▶ EXERCISE GOAL: Would you transcribe the listing that follows, character for character, and omit its images?

▶ INFORMATION SUPPLIED:
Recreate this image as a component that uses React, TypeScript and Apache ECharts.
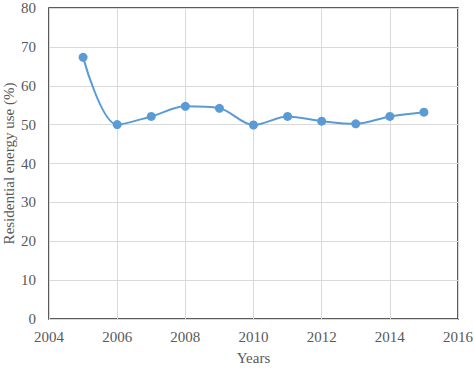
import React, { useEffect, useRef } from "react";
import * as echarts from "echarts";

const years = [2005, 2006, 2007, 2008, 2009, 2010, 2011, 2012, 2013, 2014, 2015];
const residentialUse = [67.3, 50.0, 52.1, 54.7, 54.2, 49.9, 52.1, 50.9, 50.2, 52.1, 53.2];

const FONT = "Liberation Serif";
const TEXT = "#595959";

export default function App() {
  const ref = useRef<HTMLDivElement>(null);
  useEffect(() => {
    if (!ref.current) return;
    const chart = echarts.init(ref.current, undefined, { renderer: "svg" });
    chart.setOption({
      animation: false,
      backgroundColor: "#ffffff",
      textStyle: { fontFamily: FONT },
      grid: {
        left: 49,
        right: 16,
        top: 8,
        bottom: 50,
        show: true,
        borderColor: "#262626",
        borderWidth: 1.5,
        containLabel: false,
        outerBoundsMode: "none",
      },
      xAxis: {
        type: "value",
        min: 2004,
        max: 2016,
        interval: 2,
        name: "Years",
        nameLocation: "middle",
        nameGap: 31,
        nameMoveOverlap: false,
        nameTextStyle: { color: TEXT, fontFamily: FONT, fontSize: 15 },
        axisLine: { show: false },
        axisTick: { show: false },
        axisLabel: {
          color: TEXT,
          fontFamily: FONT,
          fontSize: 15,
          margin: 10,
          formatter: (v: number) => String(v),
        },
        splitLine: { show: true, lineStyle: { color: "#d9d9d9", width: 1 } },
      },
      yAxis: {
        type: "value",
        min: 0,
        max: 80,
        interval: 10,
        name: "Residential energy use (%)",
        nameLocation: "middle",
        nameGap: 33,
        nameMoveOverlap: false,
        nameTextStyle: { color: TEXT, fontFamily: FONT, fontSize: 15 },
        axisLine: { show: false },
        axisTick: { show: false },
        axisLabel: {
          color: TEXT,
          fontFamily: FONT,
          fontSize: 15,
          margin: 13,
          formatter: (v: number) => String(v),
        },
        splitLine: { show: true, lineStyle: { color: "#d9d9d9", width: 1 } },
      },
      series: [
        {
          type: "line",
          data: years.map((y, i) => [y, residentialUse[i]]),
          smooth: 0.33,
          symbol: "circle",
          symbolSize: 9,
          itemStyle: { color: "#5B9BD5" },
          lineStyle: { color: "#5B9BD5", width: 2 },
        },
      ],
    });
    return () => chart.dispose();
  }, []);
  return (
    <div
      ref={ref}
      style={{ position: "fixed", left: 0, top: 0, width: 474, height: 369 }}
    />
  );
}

▶ RESPONSE FOR THIS EXERCISE:
Recreate this image as a component that uses React, TypeScript and Apache ECharts.
import React, { useEffect, useRef } from "react";
import * as echarts from "echarts";

const years = [2005, 2006, 2007, 2008, 2009, 2010, 2011, 2012, 2013, 2014, 2015];
const residentialUse = [67.3, 50.0, 52.1, 54.7, 54.2, 49.9, 52.1, 50.9, 50.2, 52.1, 53.2];

const FONT = "Liberation Serif";
const TEXT = "#595959";

export default function App() {
  const ref = useRef<HTMLDivElement>(null);
  useEffect(() => {
    if (!ref.current) return;
    const chart = echarts.init(ref.current, undefined, { renderer: "svg" });
    chart.setOption({
      animation: false,
      backgroundColor: "#ffffff",
      textStyle: { fontFamily: FONT },
      grid: {
        left: 49,
        right: 16,
        top: 8,
        bottom: 50,
        show: true,
        borderColor: "#262626",
        borderWidth: 1.5,
        containLabel: false,
        outerBoundsMode: "none",
      },
      xAxis: {
        type: "value",
        min: 2004,
        max: 2016,
        interval: 2,
        name: "Years",
        nameLocation: "middle",
        nameGap: 31,
        nameMoveOverlap: false,
        nameTextStyle: { color: TEXT, fontFamily: FONT, fontSize: 15 },
        axisLine: { show: false },
        axisTick: { show: false },
        axisLabel: {
          color: TEXT,
          fontFamily: FONT,
          fontSize: 15,
          margin: 10,
          formatter: (v: number) => String(v),
        },
        splitLine: { show: true, lineStyle: { color: "#d9d9d9", width: 1 } },
      },
      yAxis: {
        type: "value",
        min: 0,
        max: 80,
        interval: 10,
        name: "Residential energy use (%)",
        nameLocation: "middle",
        nameGap: 33,
        nameMoveOverlap: false,
        nameTextStyle: { color: TEXT, fontFamily: FONT, fontSize: 15 },
        axisLine: { show: false },
        axisTick: { show: false },
        axisLabel: {
          color: TEXT,
          fontFamily: FONT,
          fontSize: 15,
          margin: 13,
          formatter: (v: number) => String(v),
        },
        splitLine: { show: true, lineStyle: { color: "#d9d9d9", width: 1 } },
      },
      series: [
        {
          type: "line",
          data: years.map((y, i) => [y, residentialUse[i]]),
          smooth: 0.33,
          symbol: "circle",
          symbolSize: 9,
          itemStyle: { color: "#5B9BD5" },
          lineStyle: { color: "#5B9BD5", width: 2 },
        },
      ],
    });
    return () => chart.dispose();
  }, []);
  return (
    <div
      ref={ref}
      style={{ position: "fixed", left: 0, top: 0, width: 474, height: 369 }}
    />
  );
}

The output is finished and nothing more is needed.